Suppose you have taken the cards $x,y,z,w$ with $\frac{x+y+z+w}{4}=p$ and suppose they satisfy your property. Then there are two of these cards such that their average is also $p$. Suppose those two cards are $x$ and $y$. Then $\frac{x+y+z+w}{4}=\frac{x+y}{2}\Leftrightarrow\frac{2x+2y-x-y-z-w}{4}=0\Leftrightarrow x+y-z-w=0\Leftrightarrow x+y=z+w$. Therefore your property is equivalent to the following one: from the four cards $x,y,z,w$ there are at least two of them whose sum is equal to the sum of the other two (obviously if there are two cards satisfying this property, the other two satisfy it too).
Then you can ask yourself how many sums you can make with two cards. Well, the least one has to be $101+102=103$ and the greatest one $199+200=399$, and it is easy to see that you can get any number in between, so there are $197$ possible sums. But, in how many ways can you take $2$ cards from the $21$ you have?
The answer is ${21\choose 2}=210$. Then by the Pigeonhole Principle there is at least two pairs of cards that have the same sum (why?). Let these two pairs be $\{x,y\}$ and $\{z,w\}$ (I use set notation because order isn't important).
It could seem like we are done, since our four cards would be $x,y,z,w$, but let's stop for a minute: what happens if $x=z$? Then we actually wouldn't have four cards, so that wouldn't be a valid answer. The same goes for $x=w$, $y=z$ or $y=w$. Clearly we can't have $x=y$ or $z=w$, since we have chosen pairs of distinct elements.

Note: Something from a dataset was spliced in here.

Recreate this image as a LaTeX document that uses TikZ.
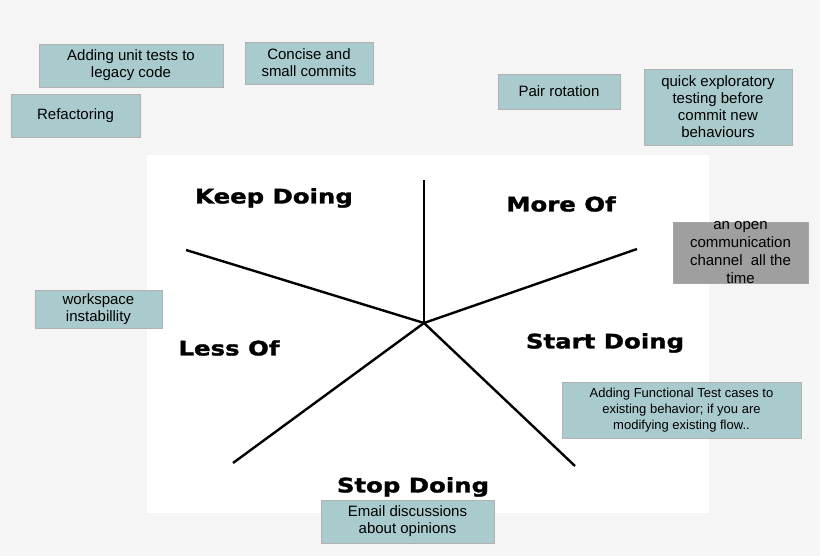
\documentclass[tikz,border=0pt]{standalone}
\usepackage{fontspec}
\setmainfont{Liberation Sans}
\newfontfamily\ttlfont[FakeStretch=1.22,FakeBold=1.5]{DejaVu Sans}
\begin{document}
\begin{tikzpicture}[x=1pt,y=-1pt,
  note/.style={draw=gray!60,fill=teal!20!gray!40!white,line width=0.6pt,align=center,font=\fontsize{15}{17}\selectfont,inner sep=0pt},
  ttl/.style={font=\ttlfont\fontsize{20}{22}\selectfont\bfseries},
  spoke/.style={line width=2.4pt,black}]
\definecolor{bgc}{HTML}{F5F5F5}
\definecolor{notec}{HTML}{A9CBCE}
\tikzset{note/.append style={fill=notec}}
\fill[bgc] (0,0) rectangle (820,556);
\useasboundingbox (0,0) rectangle (820,556);
\fill[white] (147,155) rectangle (709,513);
\coordinate (c) at (424,323);
\coordinate (t) at (424,180);
\coordinate (l) at (186,250);
\coordinate (r) at (637,249);
\coordinate (bl) at (233,463);
\coordinate (br) at (575,466);
\foreach \p in {t,l,r,bl,br} \draw[spoke] (c) -- (\p);
\node[ttl] (kd) at (274,198) {Keep Doing};
\node[ttl] (mo) at (561,204) {More Of};
\node[ttl] (sd) at (605,343) {Start Doing};
\node[ttl] (lo) at (229,348) {Less Of};
\node[ttl] (st) at (413,487) {Stop Doing};
\node[note,minimum width=184,minimum height=43] (a) at (131,65.5) {Adding unit tests to\\legacy code};
\node[note,minimum width=128,minimum height=42] (b) at (309,63) {Concise and\\small commits};
\node[note,minimum width=129,minimum height=43] (rf) at (75.5,115.5) {Refactoring};
\node[note,minimum width=122,minimum height=35] (pr) at (559,91.5) {Pair rotation};
\node[note,minimum width=148,minimum height=76] (q) at (718,107) {quick exploratory\\testing before\\commit new\\behaviours};
\node[draw=gray!70,fill=gray!75,minimum width=135,minimum height=61,inner sep=0pt] (g) at (740.5,252.5) {};
\node[align=center,font=\fontsize{15}{18}\selectfont] (gt) at (740.5,252.5) {an open\\communication\\channel\ \ all the\\time};
\node[note,minimum width=127,minimum height=38] (w) at (98.5,309) {workspace\\instabillity};
\node[note,minimum width=239,minimum height=56,font=\fontsize{13}{16}\selectfont] (f) at (681.5,410) {Adding Functional Test cases to\\existing behavior; if you are\\modifying existing flow..};
\node[note,minimum width=173,minimum height=43] (e) at (407.5,521.5) {Email discussions\\about opinions};
\end{tikzpicture}
\end{document}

WLOG assume $x=z$. We have shown that $\{x,y\}$ and $\{z,w\}$ are two different pairs of cards with the same sum, so $x+y=z+w$. But, if $x=z$, then we have $y=w$ and consequently $\{x,y\}=\{z,w\}$. This can't happen, since they were different pairs of cards. Therefore $x\neq z$ (we could show similarly $x\neq w$, $y\neq z$ and $y\neq w$).
So they really were four different cards satisfying that the sum of two of them is equal to the sum of the other two. We are done.
HINT: Suppose that $\{x,y,z,w\}$ is such a set of four cards, and $x<y<z<w$; then it must be the case that $x+w=y+z=2p$. (Why?) This means that there are positive $a$ and $b$ such that $x=p-a$, $w=p+a$, $y=p-b$, and $z=p+b$. (Why?) And that means that $y-x=a-b=w-z$. (It also means that $z-x=w-y$.)
Suppose that Victor’s $21$ cards are $c_1,c_2,\ldots,c_{21}$, where $c_1<c_2<\ldots<c_{21}$. For $k=1,\ldots,20$ let $d_k=c_{k+1}-c_k$.